Balancing of Hardships
In its analysis, the court also weighed the hardships faced by both parties, a critical aspect of its decision-making process. The court recognized that while Robin had needs that required consideration, Gary was also facing financial difficulties following a substantial reduction in his income. It acknowledged that the original support amount was based on Gary's previous earnings, which included one-time bonuses that were no longer applicable. The court emphasized that the modification was necessary to align Robin's support with Gary's current financial capability, thereby ensuring that he could continue to meet his obligations without undue hardship. The court found that the balance of hardships between the parties necessitated a reduction in support, as Gary's income was now significantly lower than it had been previously. This careful consideration of both parties' financial situations underscored the court's commitment to achieving a fair and equitable outcome.

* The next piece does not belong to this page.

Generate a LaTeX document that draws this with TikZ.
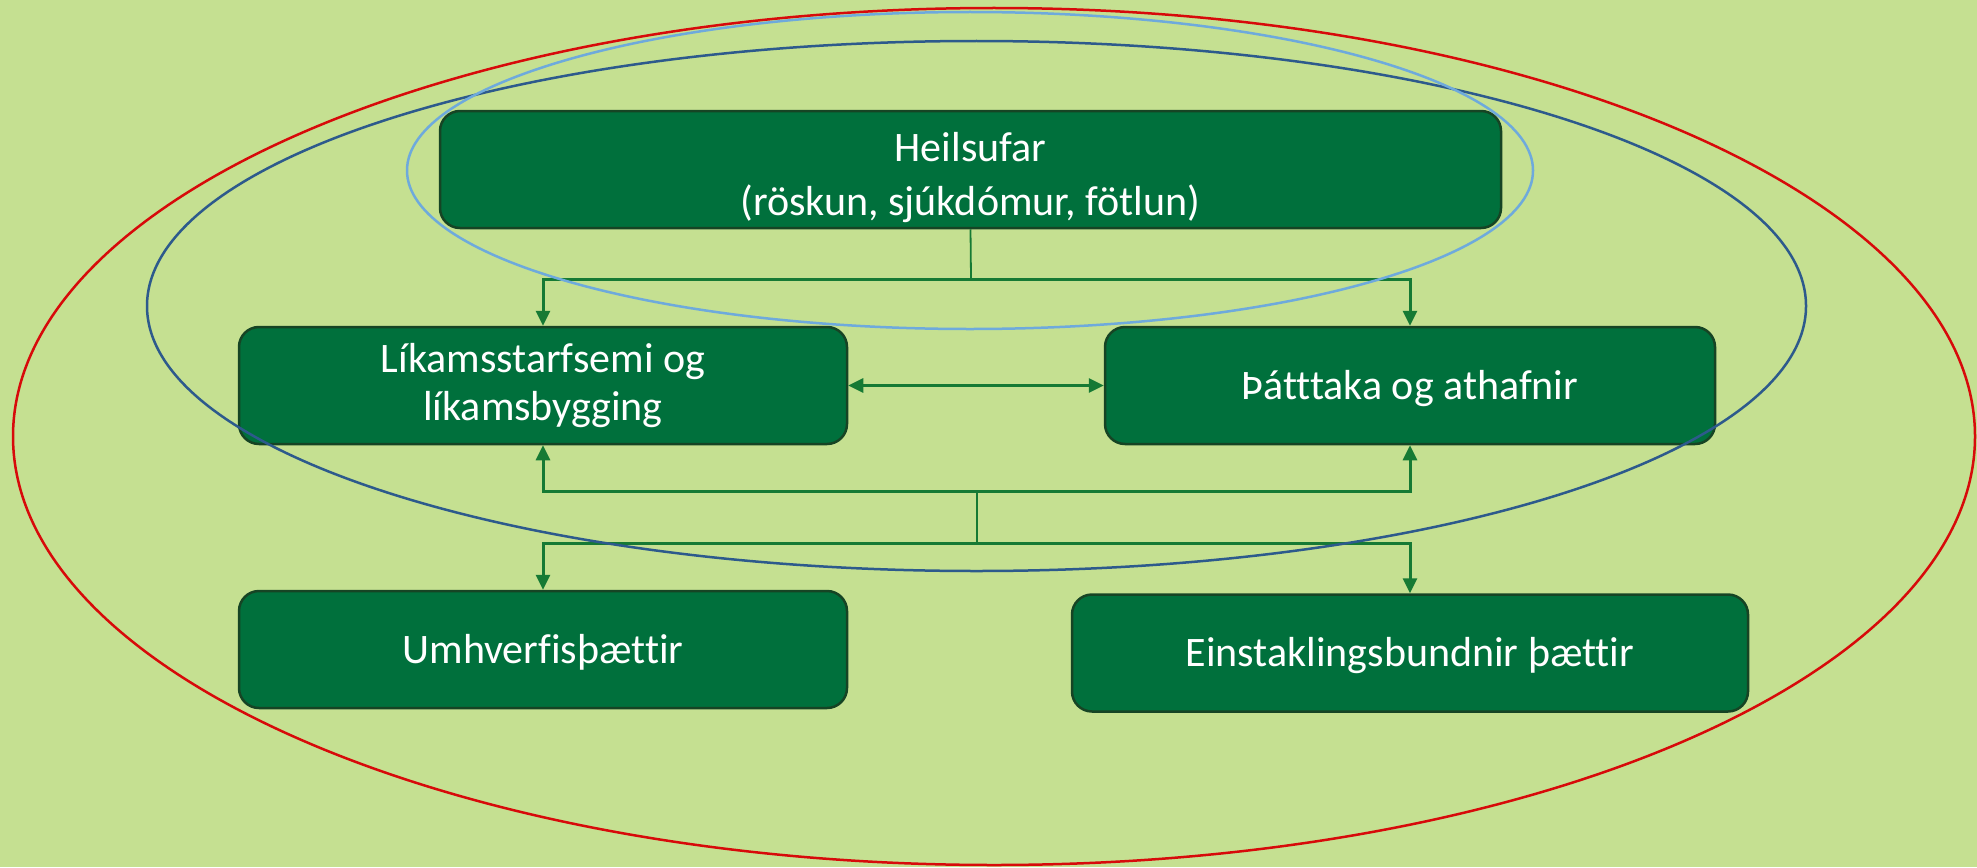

Conclusion on Modification of Support
Ultimately, the trial court determined that modifying Robin's spousal support was justified and within its discretion based on the evidence presented. The court had thoroughly evaluated all relevant factors under Family Code section 4320, including both parties' financial needs and abilities, as well as Robin's efforts toward self-sufficiency. The decision to reduce support to $7,500 per month, with a future step-down provision, reflected the court's acknowledgment of Robin's potential to establish herself in a more stable career while also taking into account Gary's diminished income. The appellate court affirmed this decision, concluding that it was supported by substantial evidence and did not exceed the bounds of reason. Therefore, the modification of spousal support was deemed appropriate, considering the changing circumstances of both parties.